What does that mean?
It means he knew he had a problem and was actively trying to fix it. And he was doing it before he was called out and shamed all across the mediasphere. Many people repent and make a public show of mending their issues after the story breaks. The thing I admired Crist for is he was attending S-meetings long before the public knew he had an issue. Did he mess up in the past? Yes. But who among us has not?
I don’t know the timeline of the events and the accusations and my meeting with him, but without a doubt I can tell you that years ago, he was trying to heal from his sex addiction, just like me.
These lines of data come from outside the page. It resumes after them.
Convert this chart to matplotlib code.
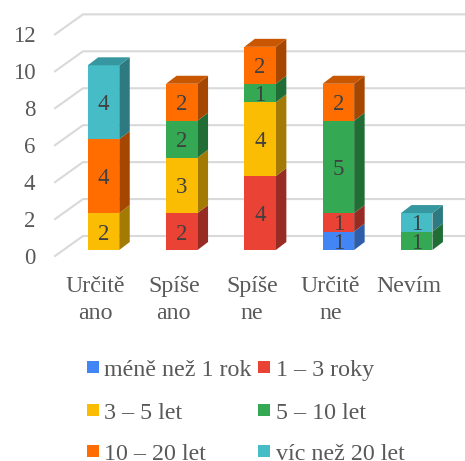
import matplotlib
matplotlib.use("Agg")
import matplotlib.pyplot as plt
from matplotlib.patches import Polygon, Rectangle

plt.rcParams["font.family"] = ["Liberation Serif", "DejaVu Serif"]

CATEGORIES = ["Určitě\nano", "Spíše\nano", "Spíše\nne", "Určitě\nne", "Nevím"]
SERIES = ["méně než 1 rok", "1 – 3 roky", "3 – 5 let", "5 – 10 let", "10 – 20 let", "víc než 20 let"]
MENE_1 = [0, 0, 0, 1, 0]
ROK_1_3 = [0, 2, 4, 1, 0]
LET_3_5 = [2, 3, 4, 0, 0]
LET_5_10 = [0, 2, 1, 5, 1]
LET_10_20 = [4, 2, 2, 2, 0]
VIC_20 = [4, 0, 0, 0, 1]
VALEURS = [MENE_1, ROK_1_3, LET_3_5, LET_5_10, LET_10_20, VIC_20]
Y_TICKS = [0, 2, 4, 6, 8, 10, 12]

# face, cote, dessus
COULEURS = [
    ("#4285f4", "#2e5daa", "#3a74d6"),
    ("#ea4335", "#972c24", "#b8352a"),
    ("#fbbc04", "#a37a03", "#c99603"),
    ("#34a853", "#216d36", "#2a8a44"),
    ("#ff6d01", "#a54701", "#c95601"),
    ("#46bdc6", "#2d7b81", "#3797a0"),
]
TEXTE, GRILLE = "#595959", "#d9d9d9"

W, H = 465, 461
X0, PAS_X = 103.5, 78.3     # pixel du centre de la 1re categorie, ecart
Y0, PAS_Y = 250, 18.47      # pixel de la valeur 0, pixels par unite


def px_x(p):
    return (p - X0) / PAS_X


def px_y(p):
    return (Y0 - p) / PAS_Y


fig = plt.figure(figsize=(W / 100, H / 100), dpi=100)
ax = fig.add_axes([0, 0, 1, 1])
ax.set_xlim(px_x(0), px_x(W))
ax.set_ylim(px_y(H), px_y(0))
ax.axis("off")

# profondeur du decor et des barres, en unites de donnees
DX_BARRE, DY_BARRE = 10.5 / PAS_X, 8 / PAS_Y
LARGEUR = 31.5 / PAS_X
GAUCHE, FOND_G, FOND_D = px_x(55), px_x(83), px_x(465)
DY_MUR = 20 / PAS_Y
DECALAGE = -6 / PAS_Y       # le bord avant du sol est sous la base des barres

for v in Y_TICKS:
    y = v + DECALAGE
    ax.plot([GAUCHE, FOND_G, FOND_D], [y, y + DY_MUR, y + DY_MUR],
            color=GRILLE, lw=1.5, solid_joinstyle="miter", zorder=1)
    ax.text(px_x(35.5), y, str(v), ha="right", va="center_baseline", fontsize=16.5,
            color=TEXTE, zorder=5)

for i in range(len(CATEGORIES)):
    bas = 0
    gauche = i - LARGEUR / 2
    droite = i + LARGEUR / 2
    dernier = max(k for k, s in enumerate(VALEURS) if s[i] > 0)
    for k, s in enumerate(VALEURS):
        v = s[i]
        if v == 0:
            continue
        face, cote, dessus = COULEURS[k]
        ax.add_patch(Polygon(
            [(droite, bas), (droite + DX_BARRE, bas + DY_BARRE),
             (droite + DX_BARRE, bas + v + DY_BARRE), (droite, bas + v)],
            fc=cote, ec="none", zorder=3))
        ax.add_patch(Rectangle((gauche, bas), LARGEUR, v, fc=face, ec="none", zorder=3))
        if k == dernier:
            ax.add_patch(Polygon(
                [(gauche, bas + v), (gauche + DX_BARRE, bas + v + DY_BARRE),
                 (droite + DX_BARRE, bas + v + DY_BARRE), (droite, bas + v)],
                fc=dessus, ec="none", zorder=3))
        ax.text(i, bas + v / 2, str(v), ha="center", va="center_baseline", fontsize=16.5,
                color="#404040", zorder=4)
        bas += v

# les libelles sont centres un peu a gauche des barres
DECALAGE_CAT = -8 / PAS_X
for i, c in enumerate(CATEGORIES):
    ax.text(i + DECALAGE_CAT, px_y(276), c, ha="center", va="top", fontsize=17.2,
            color=TEXTE, linespacing=1.36)

# legende : 2 colonnes, 3 lignes
LEG_X = [87, 258]
LEG_Y = [367, 410, 451]
for k, nom in enumerate(SERIES):
    x = LEG_X[k % 2]
    y = LEG_Y[k // 2]
    ax.add_patch(Rectangle((px_x(x), px_y(y + 6)), 12 / PAS_X, 12 / PAS_Y,
                           fc=COULEURS[k][0], ec="none", zorder=3))
    ax.text(px_x(x + 17.5), px_y(y + 1), nom, ha="left", va="center_baseline", fontsize=17.3,
            color=TEXTE)

fig.savefig("out.png", dpi=100)
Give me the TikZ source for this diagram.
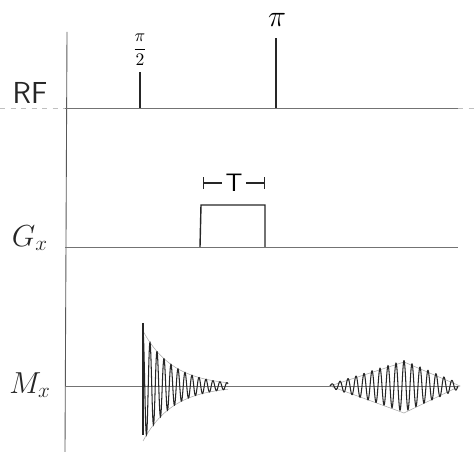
\documentclass[tikz,border=0pt]{standalone}
\usepackage{tikz}
\usetikzlibrary{arrows,positioning}

\begin{document}
\begin{tikzpicture}[x=0.02cm, y=-0.02cm,
  axisline/.style={draw=black!65, line width=0.5pt},
  rowline/.style={draw=black!55, line width=0.45pt},
  pulseline/.style={draw=black!85, line width=0.8pt},
  sigline/.style={draw=black!85, line width=0.6pt},
  envline/.style={draw=black!35, line width=0.3pt},
  rowlabel/.style={font=\LARGE, text=black!85, inner sep=0pt}]
\useasboundingbox (0,0) rectangle (474,452);

% Time axis
\coordinate (axtop) at (67,32);
\coordinate (axbot) at (65,452);
\draw[axisline] (axtop) -- (axbot);

% Rows
\foreach \y/\ly/\name/\lbl in {108/93/rf/{\sffamily RF}, 247/238/gx/{$G_x$}, 386/385/mx/{$M_x$}} {
    \node[rowlabel] (\name-lbl) at (30,\ly) {\lbl};
    \coordinate (\name-start) at (65,\y);
    \coordinate (\name-end) at (458,\y);
    \draw[rowline] (\name-start) -- (\name-end);
}
\draw[rowline, dashed, draw=black!25] (0,108) -- (rf-start);
\draw[rowline, dashed, draw=black!25] (rf-end) -- (474,108);

% RF pulses
\coordinate (halfpi-base) at (140,108);
\coordinate (halfpi-top) at (140,72);
\coordinate (pi-base) at (276,108);
\coordinate (pi-top) at (276,38);
\draw[pulseline] (halfpi-base) -- (halfpi-top);
\draw[pulseline] (pi-base) -- (pi-top);
\node[inner sep=0pt] (halfpi-lbl) at (140,50) {$\displaystyle\frac{\pi}{2}$};
\node[font=\LARGE, inner sep=0pt] (pi-lbl) at (277,20) {$\pi$};

% Gradient lobe
\coordinate (lobe-a) at (200,247);
\coordinate (lobe-b) at (201,205);
\coordinate (lobe-c) at (265,205);
\coordinate (lobe-d) at (265,247);
\draw[pulseline] (lobe-a) -- (lobe-b) -- (lobe-c) -- (lobe-d);

% Duration T
\coordinate (t-left) at (203,183);
\coordinate (t-right) at (265,183);
\draw[pulseline, line width=0.6pt, |-|] (t-left) -- (t-right)
    node[midway, fill=white, inner sep=2pt, font=\Large\sffamily] (t-lbl) {T};

% FID
\draw[envline] plot[domain=143:228, samples=60] (\x, {386-55*exp(-(\x-143)/30)});
\draw[envline] plot[domain=143:228, samples=60] (\x, {386+55*exp(-(\x-143)/30)});
\draw[sigline] plot[domain=143:228, samples=400]
    (\x, {386-55*exp(-(\x-143)/30)*cos((\x-143)/7*360)});
\draw[pulseline] (143,323) -- (143,435);

% Echo
\draw[envline] (330,386) -- (404,362) -- (460,386) -- (404,413) -- cycle;
\draw[sigline] plot[domain=330:458, samples=500]
    (\x, {386-(1.5+24*(\x<404 ? (\x-330)/74 : (462-\x)/58))*sin((\x-330)/8*360)});

\end{tikzpicture}
\end{document}
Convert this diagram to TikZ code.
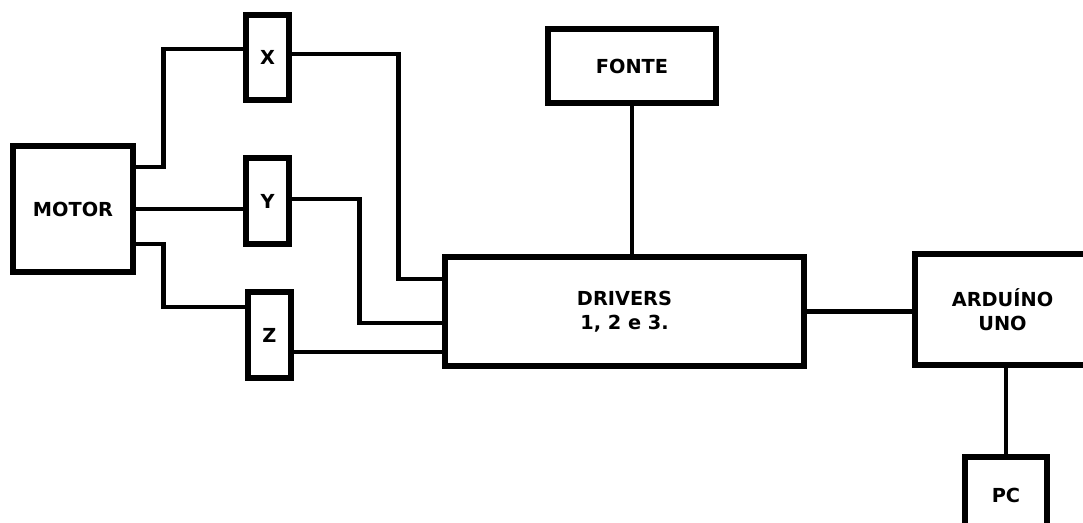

When we divisively attack our fellow believers, famous or not, we show the world that we really are the judgmental, unforgiving group the world has painted us to be. Is that really the image we want to transmit?
I contend that it’s not.
As a caveat, I want to point out that Crist is not a leader in a church, he is merely a Christian entertainer. His job is to be funny and maybe even critique certain parts of evangelical culture. Therefore, I don’t hold him to the standard I would a pastor or elder. Should comedians not receive the same grace as a plumber, mechanic, and so on?
Maybe I have more compassion for John B. because I saw him at his most vulnerable (and vice-versa) and I know what it’s like to struggle. It’s only by God’s grace I haven’t gone too far myself, but the possibility is always there. I’d be a liar if I said it’s impossible for me to do the same things any of these #metoo perpetrators have done.
So no, I will not shame a fellow believer, sex addict, and sinner. Because I am just like him. All of these internet warriors who are heaping up shame seem to be without sin, so I can only hope to be like them someday…
(yes, that was heavily sarcastic.)
But for the rest of us who are sinners, may we not build idols out of fellow fallen human beings. And may we remember to give grace out in the same way it was given to us.